Angrist, J. D. and V. Lavy. 1999. “Using Maimonides’ Rule to Estimate the Effect of Class Size on Scholastic Achievement.” Quarterly Journal of Economics. 114(2): 533–575.

Bressoux, P., F. Kramarz and C. Prost. 2009. “Teachers’ Training, Class Size and Students’ Outcomes: Learning from Administrative Forecasting Mistakes.” Economic Journal. 119(536): 540–561.

Konstantopoulos, S. 2008. “Do Small Classes Reduce the Achievement Gap between Low and High Achievers?
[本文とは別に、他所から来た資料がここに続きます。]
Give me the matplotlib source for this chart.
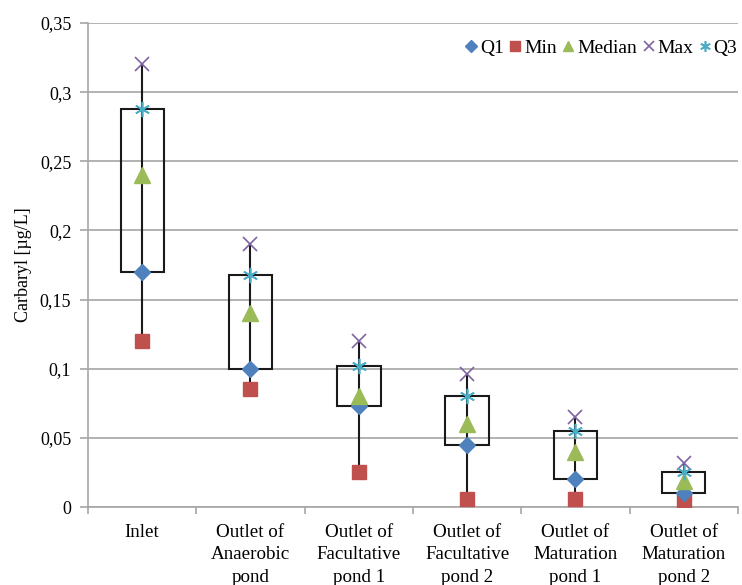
import numpy as np
import matplotlib
matplotlib.use('Agg')
import matplotlib.pyplot as plt
from matplotlib.patches import Rectangle
from matplotlib.ticker import FuncFormatter, FixedLocator

plt.rcParams['font.family'] = ['Liberation Serif', 'DejaVu Serif']

categories = ['Inlet', 'Outlet of\nAnaerobic\npond', 'Outlet of\nFacultative\npond 1',
              'Outlet of\nFacultative\npond 2', 'Outlet of\nMaturation\npond 1',
              'Outlet of\nMaturation\npond 2']
q1 = [0.17, 0.10, 0.073, 0.045, 0.020, 0.010]
vmin = [0.12, 0.085, 0.025, 0.006, 0.006, 0.004]
median = [0.24, 0.14, 0.080, 0.060, 0.040, 0.019]
vmax = [0.32, 0.19, 0.120, 0.096, 0.065, 0.032]
q3 = [0.288, 0.168, 0.102, 0.080, 0.055, 0.025]

blue = '#4F81BD'
red = '#C0504D'
green = '#9BBB59'
purple = '#8064A2'
cyan = '#4BACC6'
grid_col = '#A6A6A6'

fig = plt.figure(figsize=(7.42, 5.85), dpi=100)
ax = fig.add_axes([88/742, 78/585, 650/742, 484/585])

x = np.arange(len(categories))
box_w = 0.4

# high-low lines and boxes
for i in x:
    ax.plot([i, i], [vmin[i], vmax[i]], color='#1a1a1a', lw=1.5, zorder=3)
    ax.add_patch(Rectangle((i - box_w/2, q1[i]), box_w, q3[i] - q1[i],
                           fill=False, edgecolor='#1a1a1a', lw=1.5, zorder=3))

ax.plot(x, q1, linestyle='none', marker='D', ms=8.5, color=blue, label='Q1', zorder=5)
ax.plot(x, vmin, linestyle='none', marker='s', ms=10.5, color=red, label='Min', zorder=4)
ax.plot(x, median, linestyle='none', marker='^', ms=11, color=green, label='Median', zorder=5)
ax.plot(x, vmax, linestyle='none', marker='x', ms=10, mew=1.2, color=purple, label='Max', zorder=5)
ax.plot(x, q3, linestyle='none', marker=(6, 2, 0), ms=11, mew=1.2, color=cyan, label='Q3', zorder=5)

ax.set_xlim(-0.5, len(categories) - 0.5)
ax.set_ylim(0, 0.35)
ax.set_yticks(np.arange(0, 0.351, 0.05))
ax.yaxis.set_major_formatter(FuncFormatter(lambda v, p: ('%g' % round(v, 2)).replace('.', ',')))
ax.set_xticks(x)
ax.set_xticklabels(categories, fontsize=13.7, linespacing=1.42)
ax.xaxis.set_minor_locator(FixedLocator(np.arange(-0.5, len(categories), 1)))
ax.tick_params(axis='x', which='major', length=0, pad=12)
ax.tick_params(axis='x', which='minor', length=5, color=grid_col, width=1.2, direction='out')
ax.tick_params(axis='y', length=6, color=grid_col, width=1.2, labelsize=13, pad=6)
ax.set_ylabel('Carbaryl [µg/L]', fontsize=13, labelpad=6)

ax.grid(axis='y', color=grid_col, lw=1.2, zorder=0)
ax.set_axisbelow(True)
for s in ['top', 'right']:
    ax.spines[s].set_visible(False)
for s in ['left', 'bottom']:
    ax.spines[s].set_color(grid_col)
    ax.spines[s].set_linewidth(1.2)

ax.legend(loc='upper right', ncol=5, frameon=False, fontsize=14, handletextpad=0.0,
          columnspacing=0.15, handlelength=0.9, markerscale=0.7,
          bbox_to_anchor=(1.017, 0.99), borderaxespad=0.2)

fig.savefig('out.png', dpi=100)
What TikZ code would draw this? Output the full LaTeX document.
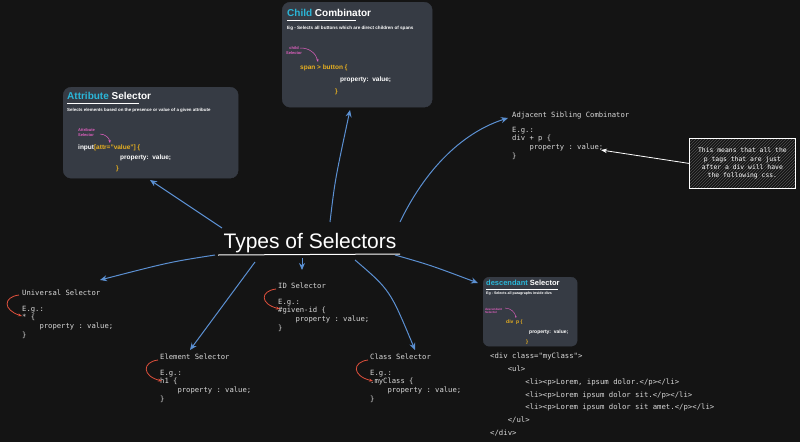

Evidence from Project STAR.” Elementary School Journal. 108(4): 275–291.

Lazear, E.P. 2001. “Educational Production.” Quarterly Journal of Economics. 116(3): 777-803.

苅谷剛彦2006「義務教育の地殻変動と『学力』問題のゆくえ」東京大学大学院教育学研究科基礎学力研究開発センター(編)『日本の教育と基礎学力』明石書店 所収.
山崎博敏(編)2014『学級規模と指導方法の社会学:実態と教育効果』東信堂.